> Instructions for the task
Copy out the data exactly, leaving the pictures behind.

(Charts and diagrams as code)
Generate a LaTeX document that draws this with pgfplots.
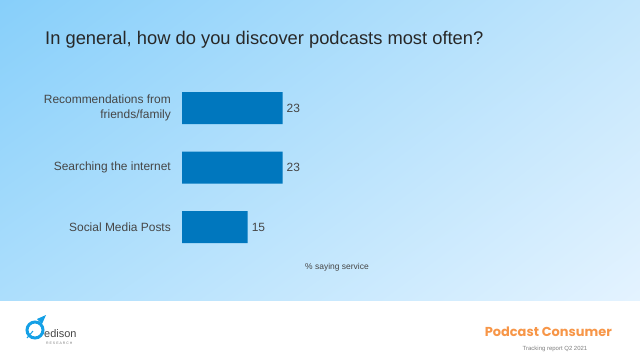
\documentclass[border=0pt]{standalone}
\usepackage{pgfplots}
\pgfplotsset{compat=1.18}
\usetikzlibrary{shadings}
\usepackage{fontspec}
\setmainfont{Liberation Sans}
\newfontfamily\popfont{Poppins}
\definecolor{barblue}{RGB}{0,119,190}
\definecolor{labgray}{RGB}{70,70,70}
\definecolor{titlegray}{RGB}{40,40,40}
\definecolor{bgTL}{RGB}{135,207,250}
\definecolor{bgTR}{RGB}{195,230,252}
\definecolor{bgBL}{RGB}{172,222,252}
\definecolor{bgBR}{RGB}{228,243,255}
\definecolor{podorange}{RGB}{247,150,72}
\definecolor{logoblue}{RGB}{20,160,230}
\begin{document}
\begin{tikzpicture}[x=1bp,y=1bp]
\useasboundingbox (0,0) rectangle (640,360);
\fill[white] (0,0) rectangle (640,360);
\shade[upper left=bgTL, upper right=bgTR, lower left=bgBL, lower right=bgBR] (0,60) rectangle (640,360);
\node[anchor=base west, inner sep=0, text=titlegray, font=\fontsize{18.4}{20}\selectfont] at (45,316) {In general, how do you discover podcasts most often?};
\begin{axis}[
  at={(182bp,281.75bp)}, anchor=north west,
  scale only axis, width=174.8bp, height=178.5bp,
  xbar, bar width=32bp,
  xmin=0, xmax=40, ymin=-0.5, ymax=2.5, y dir=reverse,
  ytick={0,1,2},
  yticklabels={{Recommendations from\\friends/family},{Searching the internet},{Social Media Posts}},
  yticklabel style={align=right, inner sep=0pt, xshift=-11bp, text=labgray, font=\fontsize{12}{15}\selectfont},
  xtick=\empty, major tick length=0pt,
  axis line style={draw=none},
  /pgf/number format/assume math mode=true,
  nodes near coords,
  every node near coord/.append style={anchor=west, inner sep=0pt, xshift=4bp, text=labgray, font=\fontsize{12}{14}\selectfont},
]
\addplot[fill=barblue, draw=none] coordinates {(23,0) (23,1) (15,2)};
\end{axis}
\node[text=labgray, inner sep=0, font=\fontsize{8.5}{10}\selectfont] at (337,93) {\% saying service};
% footer logo
\draw[logoblue, line width=3bp] (35,30) circle[radius=8];
\fill[logoblue] (37,41) -- (46,45) -- (42,36) -- cycle;
\draw[logoblue, line width=1bp] (27,22) -- (33,29);
\node[anchor=base west, inner sep=0, text=labgray, font=\fontsize{11}{12}\selectfont] at (44,23) {edison};
\node[anchor=base west, inner sep=0, text=labgray!70, font=\fontsize{3.5}{4}\selectfont] at (46,16) {R E S E A R C H};
\node[anchor=base east, inner sep=0, text=podorange, font=\popfont\bfseries\fontsize{13}{15}\selectfont] at (612,24) {Podcast Consumer};
\node[anchor=base, inner sep=0, text=gray, font=\fontsize{6}{7}\selectfont] at (555,10) {Tracking report Q2 2021};
\end{tikzpicture}
\end{document}
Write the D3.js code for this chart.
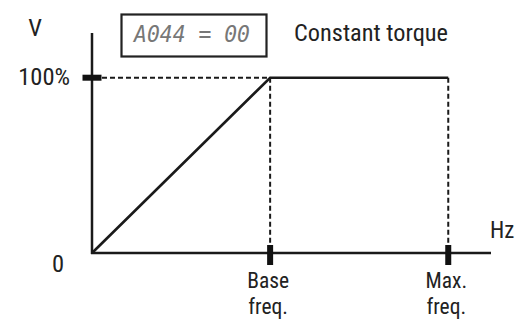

> Result of the task
Generate a LaTeX document that draws this with pgfplots.
\documentclass[border=0pt]{standalone}
\usepackage{pgfplots}
\pgfplotsset{compat=1.18}
\usetikzlibrary{shadings}
\usepackage{fontspec}
\setmainfont{Liberation Sans}
\newfontfamily\popfont{Poppins}
\definecolor{barblue}{RGB}{0,119,190}
\definecolor{labgray}{RGB}{70,70,70}
\definecolor{titlegray}{RGB}{40,40,40}
\definecolor{bgTL}{RGB}{135,207,250}
\definecolor{bgTR}{RGB}{195,230,252}
\definecolor{bgBL}{RGB}{172,222,252}
\definecolor{bgBR}{RGB}{228,243,255}
\definecolor{podorange}{RGB}{247,150,72}
\definecolor{logoblue}{RGB}{20,160,230}
\begin{document}
\begin{tikzpicture}[x=1bp,y=1bp]
\useasboundingbox (0,0) rectangle (640,360);
\fill[white] (0,0) rectangle (640,360);
\shade[upper left=bgTL, upper right=bgTR, lower left=bgBL, lower right=bgBR] (0,60) rectangle (640,360);
\node[anchor=base west, inner sep=0, text=titlegray, font=\fontsize{18.4}{20}\selectfont] at (45,316) {In general, how do you discover podcasts most often?};
\begin{axis}[
  at={(182bp,281.75bp)}, anchor=north west,
  scale only axis, width=174.8bp, height=178.5bp,
  xbar, bar width=32bp,
  xmin=0, xmax=40, ymin=-0.5, ymax=2.5, y dir=reverse,
  ytick={0,1,2},
  yticklabels={{Recommendations from\\friends/family},{Searching the internet},{Social Media Posts}},
  yticklabel style={align=right, inner sep=0pt, xshift=-11bp, text=labgray, font=\fontsize{12}{15}\selectfont},
  xtick=\empty, major tick length=0pt,
  axis line style={draw=none},
  /pgf/number format/assume math mode=true,
  nodes near coords,
  every node near coord/.append style={anchor=west, inner sep=0pt, xshift=4bp, text=labgray, font=\fontsize{12}{14}\selectfont},
]
\addplot[fill=barblue, draw=none] coordinates {(23,0) (23,1) (15,2)};
\end{axis}
\node[text=labgray, inner sep=0, font=\fontsize{8.5}{10}\selectfont] at (337,93) {\% saying service};
% footer logo
\draw[logoblue, line width=3bp] (35,30) circle[radius=8];
\fill[logoblue] (37,41) -- (46,45) -- (42,36) -- cycle;
\draw[logoblue, line width=1bp] (27,22) -- (33,29);
\node[anchor=base west, inner sep=0, text=labgray, font=\fontsize{11}{12}\selectfont] at (44,23) {edison};
\node[anchor=base west, inner sep=0, text=labgray!70, font=\fontsize{3.5}{4}\selectfont] at (46,16) {R E S E A R C H};
\node[anchor=base east, inner sep=0, text=podorange, font=\popfont\bfseries\fontsize{13}{15}\selectfont] at (612,24) {Podcast Consumer};
\node[anchor=base, inner sep=0, text=gray, font=\fontsize{6}{7}\selectfont] at (555,10) {Tracking report Q2 2021};
\end{tikzpicture}
\end{document}
Write the D3.js code for this chart.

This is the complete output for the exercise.